The Long-Term Impact on American Capitalism

The two corporations Morgan helped create followed different trajectories. General Electric evolved into a diversified conglomerate, leading in power generation, aviation engines, and financial services for over a century. It was a pillar of the Dow Jones Industrial Average until its dissolution in 2024. U.S. Steel, while never again achieving its original 65% market share, remained a major player in the global steel industry, though its decline in the late 20th century reflected the broader struggles of American manufacturing. Both companies attest to the durability of Morgan’s blueprint.

Morgan’s legacy also includes the pervasive power of investment banks. He established the model of the "money trust"—a small group of financiers who controlled capital and therefore corporate boards. This concentration of financial power led to the creation of the Federal Reserve System in 1913, partly as a response to Morgan’s personal dominance. Today, the names Morgan, GE, and U.S. Steel evoke a time when a single financier could reshape entire industries. Whether viewed as a tycoon of progress or a robber baron, J.P. Morgan forever altered the landscape of American business.

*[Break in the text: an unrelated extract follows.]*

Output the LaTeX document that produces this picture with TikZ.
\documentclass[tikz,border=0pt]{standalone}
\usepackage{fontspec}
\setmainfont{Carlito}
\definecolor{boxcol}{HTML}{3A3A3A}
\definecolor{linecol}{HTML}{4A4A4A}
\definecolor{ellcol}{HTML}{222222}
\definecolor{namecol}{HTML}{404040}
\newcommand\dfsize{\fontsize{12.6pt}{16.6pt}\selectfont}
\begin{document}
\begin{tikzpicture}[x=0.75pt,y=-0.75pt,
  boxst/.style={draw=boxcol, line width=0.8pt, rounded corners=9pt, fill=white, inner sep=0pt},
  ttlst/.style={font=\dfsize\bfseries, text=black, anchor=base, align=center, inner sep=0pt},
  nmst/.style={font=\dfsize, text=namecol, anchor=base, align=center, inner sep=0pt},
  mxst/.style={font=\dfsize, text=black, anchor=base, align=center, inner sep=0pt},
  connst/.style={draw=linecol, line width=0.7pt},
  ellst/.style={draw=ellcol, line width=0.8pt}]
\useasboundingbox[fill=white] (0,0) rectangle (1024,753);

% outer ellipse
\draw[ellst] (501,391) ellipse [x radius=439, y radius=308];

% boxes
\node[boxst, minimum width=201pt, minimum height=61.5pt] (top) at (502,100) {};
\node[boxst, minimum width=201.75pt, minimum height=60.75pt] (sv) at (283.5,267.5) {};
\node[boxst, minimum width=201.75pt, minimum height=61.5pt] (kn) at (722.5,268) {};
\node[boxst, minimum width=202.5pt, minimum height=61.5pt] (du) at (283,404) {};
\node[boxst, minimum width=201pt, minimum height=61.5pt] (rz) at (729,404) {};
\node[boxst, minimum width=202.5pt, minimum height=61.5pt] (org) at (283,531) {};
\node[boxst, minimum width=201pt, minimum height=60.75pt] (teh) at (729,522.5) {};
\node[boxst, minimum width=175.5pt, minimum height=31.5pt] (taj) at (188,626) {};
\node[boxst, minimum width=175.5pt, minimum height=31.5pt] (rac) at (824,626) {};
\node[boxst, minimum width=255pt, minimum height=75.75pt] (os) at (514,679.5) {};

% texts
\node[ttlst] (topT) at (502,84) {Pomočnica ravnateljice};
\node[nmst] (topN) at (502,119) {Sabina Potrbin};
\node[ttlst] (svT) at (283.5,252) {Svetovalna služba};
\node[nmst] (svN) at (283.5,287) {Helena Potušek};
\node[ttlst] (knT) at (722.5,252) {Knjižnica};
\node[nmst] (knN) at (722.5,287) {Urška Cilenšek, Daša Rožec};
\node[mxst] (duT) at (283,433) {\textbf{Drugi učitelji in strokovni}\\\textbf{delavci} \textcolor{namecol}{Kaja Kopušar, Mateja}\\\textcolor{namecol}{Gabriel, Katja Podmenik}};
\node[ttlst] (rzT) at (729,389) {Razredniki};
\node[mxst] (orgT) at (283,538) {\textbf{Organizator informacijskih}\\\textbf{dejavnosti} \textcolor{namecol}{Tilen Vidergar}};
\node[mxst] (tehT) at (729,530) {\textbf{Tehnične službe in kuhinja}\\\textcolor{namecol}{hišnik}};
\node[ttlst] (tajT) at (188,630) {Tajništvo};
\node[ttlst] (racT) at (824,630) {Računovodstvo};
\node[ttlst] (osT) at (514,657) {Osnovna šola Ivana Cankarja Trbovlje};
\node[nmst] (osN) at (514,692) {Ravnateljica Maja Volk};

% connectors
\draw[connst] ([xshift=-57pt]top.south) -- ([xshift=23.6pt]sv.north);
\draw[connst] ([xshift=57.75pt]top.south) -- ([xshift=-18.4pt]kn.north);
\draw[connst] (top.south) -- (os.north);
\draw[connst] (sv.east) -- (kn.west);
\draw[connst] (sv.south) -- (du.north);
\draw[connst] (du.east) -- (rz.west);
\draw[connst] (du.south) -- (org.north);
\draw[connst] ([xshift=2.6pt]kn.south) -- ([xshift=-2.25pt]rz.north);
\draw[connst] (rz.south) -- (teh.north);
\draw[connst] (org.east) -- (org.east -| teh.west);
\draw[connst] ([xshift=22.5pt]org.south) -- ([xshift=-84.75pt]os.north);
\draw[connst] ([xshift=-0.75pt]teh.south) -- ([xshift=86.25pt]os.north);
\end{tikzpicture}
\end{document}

To explore more about the era of trusts and Morgan's overall business philosophy, the Encyclopaedia Britannica entry on J.P. Morgan offers a balanced overview of his life and impact.

Conclusion

J.P. Morgan’s role in the creation of General Electric and U.S. Steel was not that of a passive investor—it was that of an active, decisive architect. He used his financial resources, his network, and his strategic vision to solve the problems of industrial chaos. General Electric stabilized the electrical industry and became a global leader for over 130 years. U.S. Steel demonstrated that a single corporation could command a national industry. These achievements came at a cost: reduced competition, increased centralization, and a daunting concentration of private power. Yet the two corporations he built endured as symbols of American industrial might. Understanding Morgan’s work is essential to understanding how the modern corporate economy was born.